The Institute of Human Virology Nigeria (IHVN) on Wednesday says the Global Funds has provided $29 million grant to help fight Tuberculosis (TB) in the country.
The Chief Executive Officer, IHVN, Patrick Dakum, said this in an interview with the News Agency of Nigeria (NAN) in Abuja. He said TB detection in the country still remains extremely poor.
Mr Dakum explained that Nigeria has the highest burden of TB in Africa and is the sixth highest globally.
“Every hour, it is estimated that 47 Nigerians develop active TB, of which seven of them are children and every hour, 18 Nigerians including women and children also die of TB.
“TB, a disease that is preventable and curable, has turned many children to orphans, taken many bread winners away with severe consequences on the economy of families and also on the economy of the nation.’’
The IHVN Boss said that the 29 million dollars covers supplies, resources needed for the private sector and incentives.
Mr Dakum said that lack of establishment of private clinics for free TB services has made the disease to increase.
“At the TB Centre, it is supposed to be free; therefore, for every TB case they detect, we have to give money to cover part of the overhead because there are no free private clinics.
”This is just an incentive to find out more cases, so they confirm more suspected TB cases knowing that if they do, they will get paid for it.
“One of the unique things about the private sector is that of the incentive driven service.’’
Mr Dakum said the grant would contribute to providing quality care and services to Nigerians troubled with TB, thereby reducing mortality and morbidity associated with the disease.

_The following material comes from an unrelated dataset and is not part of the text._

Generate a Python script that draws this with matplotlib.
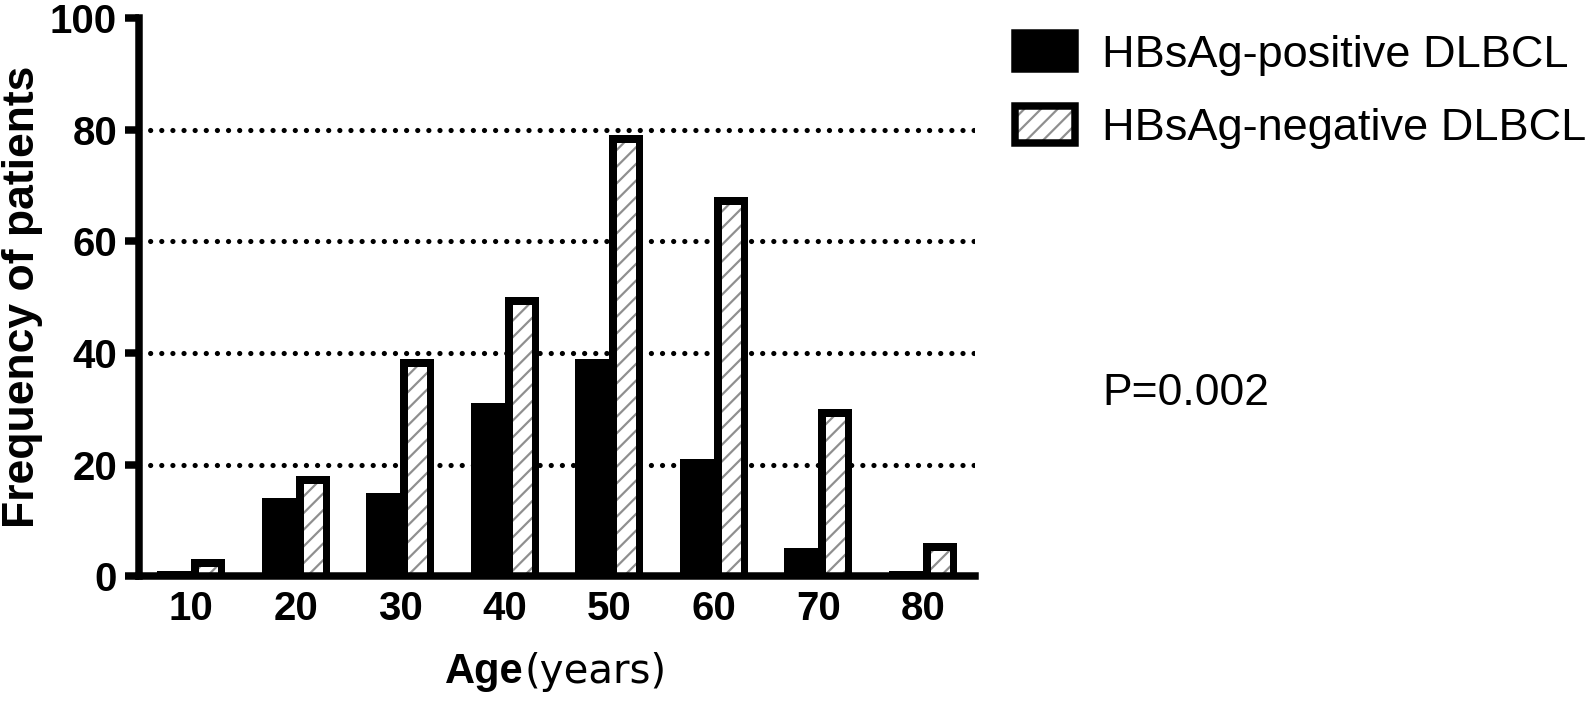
import numpy as np
import matplotlib
matplotlib.use("Agg")
import matplotlib.pyplot as plt
from matplotlib.patches import Patch
from matplotlib.legend_handler import HandlerTuple

ages = ["10", "20", "30", "40", "50", "60", "70", "80"]
hbsag_pos = [1, 14, 15, 31, 39, 21, 5, 1]
hbsag_neg = [3, 18, 39, 50, 79, 68, 30, 6]
y_ticks = [0, 20, 40, 60, 80, 100]
grid_levels = [20, 40, 60, 80]
labels = ["HBsAg-positive DLBCL", "HBsAg-negative DLBCL"]

plt.rcParams["font.family"] = ["Liberation Sans", "DejaVu Sans"]

DPI = 100
px = 72.0 / DPI  # points per pixel
LW = 7.5 * px    # thick black lines
plt.rcParams["hatch.linewidth"] = 2.2 * px
HATCH_GRAY = "#8f8f8f"

fig = plt.figure(figsize=(15.92, 7.04), dpi=DPI)
ax = fig.add_axes([139 / 1592, (704 - 576.2) / 704, 836 / 1592, 557.9 / 704])

idx = np.arange(len(ages))
w = 0.325

# dotted grid behind the bars
for lvl in grid_levels:
    ax.axhline(lvl, color="black", lw=5.2 * px, linestyle=(0, (0.01, 2.13)),
               dash_capstyle="round", zorder=0.5)

ax.bar(idx - w / 2, hbsag_pos, w, color="black", linewidth=0, zorder=1)
fill = ax.bar(idx + w / 2, hbsag_neg, w, facecolor="white", edgecolor=HATCH_GRAY,
              hatch="//", linewidth=0, zorder=1)
# border drawn inside the bar: clipped to the filled bar, bottom edge hidden
border = ax.bar(idx + w / 2, np.array(hbsag_neg) + 2, w, bottom=-2,
                facecolor="none", edgecolor="black", linewidth=2 * LW, zorder=1.1)
for b, f in zip(border, fill):
    b.set_clip_path(f)

ax.set_xlim(-0.5, 7.5)
ax.set_ylim(0, 100)
ax.set_xticks(idx)
ax.set_xticklabels(ages)
ax.set_yticks(y_ticks)

for s in ["top", "right"]:
    ax.spines[s].set_visible(False)
for s in ["left", "bottom"]:
    ax.spines[s].set_linewidth(LW)
    ax.spines[s].set_capstyle("projecting")

ax.tick_params(axis="y", direction="out", length=14 * px, width=LW, pad=8 * px)
ax.tick_params(axis="x", length=0, pad=14 * px)
for t in ax.get_xticklabels() + ax.get_yticklabels():
    t.set_fontsize(29)
    t.set_fontweight("bold")

ax.set_ylabel("Frequency of patients", fontsize=32, fontweight="bold")
ax.yaxis.set_label_coords(-0.115, 0.5)

fig.text(524 / 1592, (704 - 683) / 704, "Age", fontsize=30, fontweight="bold",
         ha="right", va="baseline")
fig.text(525 / 1592, (704 - 683) / 704, "(years)", fontsize=29,
         family="DejaVu Sans", ha="left", va="baseline")

fig.text(1102 / 1592, (704 - 405) / 704, "P=0.002", fontsize=32, ha="left", va="baseline")

h_pos = Patch(facecolor="black", edgecolor="black", linewidth=LW)
h_neg_fill = Patch(facecolor="white", edgecolor=HATCH_GRAY, hatch="//", linewidth=0)
h_neg_edge = Patch(facecolor="none", edgecolor="black", linewidth=LW)
fig.legend([h_pos, (h_neg_fill, h_neg_edge)], labels,
           handler_map={tuple: HandlerTuple(ndivide=1, pad=0)},
           loc="upper left", bbox_to_anchor=(1015 / 1592, (704 - 33) / 704),
           frameon=False, fontsize=32.5, borderpad=0, borderaxespad=0,
           handlelength=1.34, handleheight=0.86, handletextpad=0.58,
           labelspacing=0.68)

fig.savefig("out.png", dpi=DPI)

”Case detection and coverage is extremely poor, poor in the sense that we are just at about 27 per cent of coverage for TB case detection.
”The expectation is that we should raise it in the next two years to a minimum of at least 50 per cent coverage.

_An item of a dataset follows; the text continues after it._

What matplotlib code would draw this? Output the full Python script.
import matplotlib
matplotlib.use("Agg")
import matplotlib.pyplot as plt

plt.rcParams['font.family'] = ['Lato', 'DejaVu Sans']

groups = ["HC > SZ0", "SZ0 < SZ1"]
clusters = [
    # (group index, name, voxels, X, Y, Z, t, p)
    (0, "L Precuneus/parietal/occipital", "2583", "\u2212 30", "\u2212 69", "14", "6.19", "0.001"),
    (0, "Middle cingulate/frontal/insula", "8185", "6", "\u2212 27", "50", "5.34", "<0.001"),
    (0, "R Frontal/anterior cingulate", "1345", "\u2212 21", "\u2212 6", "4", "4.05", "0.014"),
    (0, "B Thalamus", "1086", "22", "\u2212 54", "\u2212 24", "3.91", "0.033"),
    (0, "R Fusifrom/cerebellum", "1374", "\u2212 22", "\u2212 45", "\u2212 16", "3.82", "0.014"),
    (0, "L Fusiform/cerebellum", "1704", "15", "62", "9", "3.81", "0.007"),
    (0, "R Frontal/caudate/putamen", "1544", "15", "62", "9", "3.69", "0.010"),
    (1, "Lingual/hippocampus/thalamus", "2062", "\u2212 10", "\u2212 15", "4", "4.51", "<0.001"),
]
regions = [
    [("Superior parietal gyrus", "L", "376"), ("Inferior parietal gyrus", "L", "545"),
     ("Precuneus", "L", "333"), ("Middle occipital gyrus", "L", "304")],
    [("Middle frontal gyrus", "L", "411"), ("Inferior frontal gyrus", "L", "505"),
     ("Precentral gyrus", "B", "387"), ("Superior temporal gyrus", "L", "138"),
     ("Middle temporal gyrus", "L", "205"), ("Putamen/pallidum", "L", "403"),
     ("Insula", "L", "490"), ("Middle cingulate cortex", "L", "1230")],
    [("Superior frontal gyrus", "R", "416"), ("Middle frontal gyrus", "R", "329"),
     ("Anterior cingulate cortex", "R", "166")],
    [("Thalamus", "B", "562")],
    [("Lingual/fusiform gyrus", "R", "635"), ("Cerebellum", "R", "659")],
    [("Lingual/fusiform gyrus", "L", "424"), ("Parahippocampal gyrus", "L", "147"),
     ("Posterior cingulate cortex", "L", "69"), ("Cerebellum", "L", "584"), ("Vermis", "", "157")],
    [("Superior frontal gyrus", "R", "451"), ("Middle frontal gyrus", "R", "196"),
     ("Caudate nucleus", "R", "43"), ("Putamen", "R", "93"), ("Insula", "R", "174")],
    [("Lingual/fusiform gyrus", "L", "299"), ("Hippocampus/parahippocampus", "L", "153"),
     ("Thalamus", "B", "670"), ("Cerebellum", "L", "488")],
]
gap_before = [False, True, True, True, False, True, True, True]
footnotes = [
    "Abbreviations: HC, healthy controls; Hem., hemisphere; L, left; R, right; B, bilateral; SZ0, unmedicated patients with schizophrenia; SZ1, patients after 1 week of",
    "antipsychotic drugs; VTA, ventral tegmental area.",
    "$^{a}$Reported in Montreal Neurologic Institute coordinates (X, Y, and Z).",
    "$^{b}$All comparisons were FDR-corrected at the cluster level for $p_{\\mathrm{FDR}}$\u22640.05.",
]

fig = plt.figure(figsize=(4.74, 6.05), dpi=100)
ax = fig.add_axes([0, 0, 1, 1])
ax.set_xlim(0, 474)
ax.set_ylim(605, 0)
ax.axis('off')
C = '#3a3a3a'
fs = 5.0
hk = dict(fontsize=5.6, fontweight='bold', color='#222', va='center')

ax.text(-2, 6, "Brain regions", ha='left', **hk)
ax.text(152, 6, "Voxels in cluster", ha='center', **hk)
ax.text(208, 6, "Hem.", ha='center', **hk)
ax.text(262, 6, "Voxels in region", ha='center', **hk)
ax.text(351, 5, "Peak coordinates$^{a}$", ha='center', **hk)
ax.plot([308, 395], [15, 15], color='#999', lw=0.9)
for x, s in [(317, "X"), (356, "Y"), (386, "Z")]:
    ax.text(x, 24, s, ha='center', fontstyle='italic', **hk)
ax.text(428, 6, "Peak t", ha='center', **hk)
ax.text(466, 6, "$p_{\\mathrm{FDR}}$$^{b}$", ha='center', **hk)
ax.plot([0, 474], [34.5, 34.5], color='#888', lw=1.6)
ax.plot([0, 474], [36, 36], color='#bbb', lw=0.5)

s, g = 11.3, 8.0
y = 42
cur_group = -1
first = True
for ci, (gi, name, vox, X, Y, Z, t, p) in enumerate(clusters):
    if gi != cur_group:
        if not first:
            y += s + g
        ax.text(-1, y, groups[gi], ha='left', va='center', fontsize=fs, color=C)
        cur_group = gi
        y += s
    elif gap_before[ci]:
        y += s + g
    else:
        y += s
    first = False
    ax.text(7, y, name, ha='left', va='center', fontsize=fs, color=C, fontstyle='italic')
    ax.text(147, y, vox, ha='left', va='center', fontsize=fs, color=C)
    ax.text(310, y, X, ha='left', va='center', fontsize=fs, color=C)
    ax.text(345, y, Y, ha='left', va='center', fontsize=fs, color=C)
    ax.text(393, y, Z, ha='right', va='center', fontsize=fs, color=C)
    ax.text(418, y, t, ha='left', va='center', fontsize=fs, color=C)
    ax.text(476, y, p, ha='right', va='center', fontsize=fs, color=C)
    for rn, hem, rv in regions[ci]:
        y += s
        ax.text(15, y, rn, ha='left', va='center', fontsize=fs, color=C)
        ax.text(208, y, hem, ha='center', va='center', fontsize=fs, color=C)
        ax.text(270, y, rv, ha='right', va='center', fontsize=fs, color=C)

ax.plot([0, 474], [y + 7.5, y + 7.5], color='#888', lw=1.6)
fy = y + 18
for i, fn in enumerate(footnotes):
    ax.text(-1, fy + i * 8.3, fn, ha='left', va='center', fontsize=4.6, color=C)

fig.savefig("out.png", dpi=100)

”We are targeting to reduce TB cases in two years, so we need innovative measures, we are going to be supporting community pharmacies, private clinics and hospitals,’’ he said.
According to him, the idea is to now focus resources in the private sector in a way that would enable case detection to go up.
”When someone who has TB coughs into the air, that person infects the environment; somebody breathes in the air and gets TB.
”And when people fall sick, it is the community pharmacy or private hospital or community clinic they run to for treatment,
”However, our target is to equip them to be able to treat when they confirm any case, instead of referring and the disease keeps spreading,” he said.
”If we can reduce the cases such as we have in HIV we will reduce new incidents of TB, and that is what we are hoping for,” Mr Dakum added.